:: Exercise prompt ::
In the listing that follows, count each line containing the string "this" and report only the count.
*** Records to process ***
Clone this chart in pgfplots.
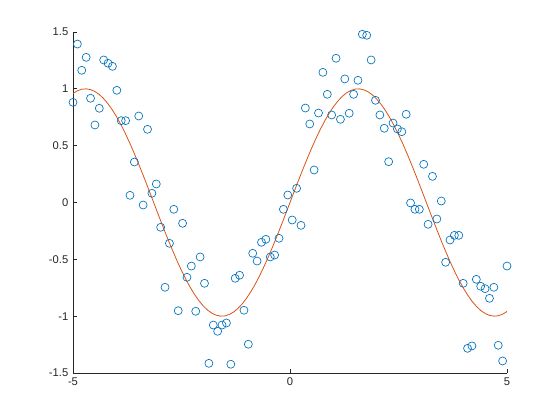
***
*** Records to process ***
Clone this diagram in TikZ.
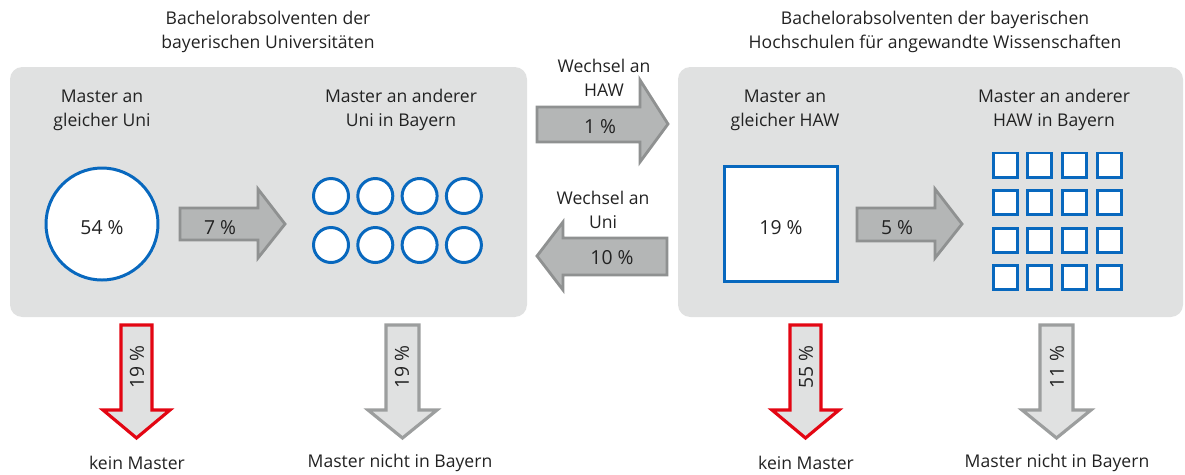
***
*** Records to process ***
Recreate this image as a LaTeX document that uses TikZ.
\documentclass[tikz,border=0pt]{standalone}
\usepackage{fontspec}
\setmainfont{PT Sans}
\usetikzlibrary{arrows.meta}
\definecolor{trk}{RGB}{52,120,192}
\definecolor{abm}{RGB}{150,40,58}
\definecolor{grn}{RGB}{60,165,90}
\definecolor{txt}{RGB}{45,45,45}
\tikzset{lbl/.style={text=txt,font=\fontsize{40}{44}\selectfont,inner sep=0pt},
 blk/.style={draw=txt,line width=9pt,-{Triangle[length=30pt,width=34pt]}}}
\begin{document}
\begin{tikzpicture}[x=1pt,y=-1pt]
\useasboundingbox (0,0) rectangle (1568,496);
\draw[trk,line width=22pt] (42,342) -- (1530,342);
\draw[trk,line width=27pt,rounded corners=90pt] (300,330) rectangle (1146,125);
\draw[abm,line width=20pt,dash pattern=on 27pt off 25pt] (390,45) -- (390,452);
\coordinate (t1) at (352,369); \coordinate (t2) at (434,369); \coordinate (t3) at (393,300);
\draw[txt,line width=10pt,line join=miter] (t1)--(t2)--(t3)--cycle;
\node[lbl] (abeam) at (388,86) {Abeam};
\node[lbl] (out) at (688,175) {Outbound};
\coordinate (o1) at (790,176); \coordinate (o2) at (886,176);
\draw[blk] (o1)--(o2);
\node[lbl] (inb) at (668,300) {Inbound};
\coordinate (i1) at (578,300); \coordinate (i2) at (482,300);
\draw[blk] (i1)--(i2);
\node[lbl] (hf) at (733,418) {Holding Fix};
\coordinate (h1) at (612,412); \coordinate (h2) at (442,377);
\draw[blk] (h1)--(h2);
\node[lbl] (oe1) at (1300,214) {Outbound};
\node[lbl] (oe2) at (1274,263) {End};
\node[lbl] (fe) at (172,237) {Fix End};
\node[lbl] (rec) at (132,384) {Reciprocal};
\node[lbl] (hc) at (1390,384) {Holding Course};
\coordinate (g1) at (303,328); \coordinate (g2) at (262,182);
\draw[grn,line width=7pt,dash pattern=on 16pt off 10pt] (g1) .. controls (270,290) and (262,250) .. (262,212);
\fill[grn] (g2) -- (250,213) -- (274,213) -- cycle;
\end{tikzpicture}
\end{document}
***
:: Written answer ::
3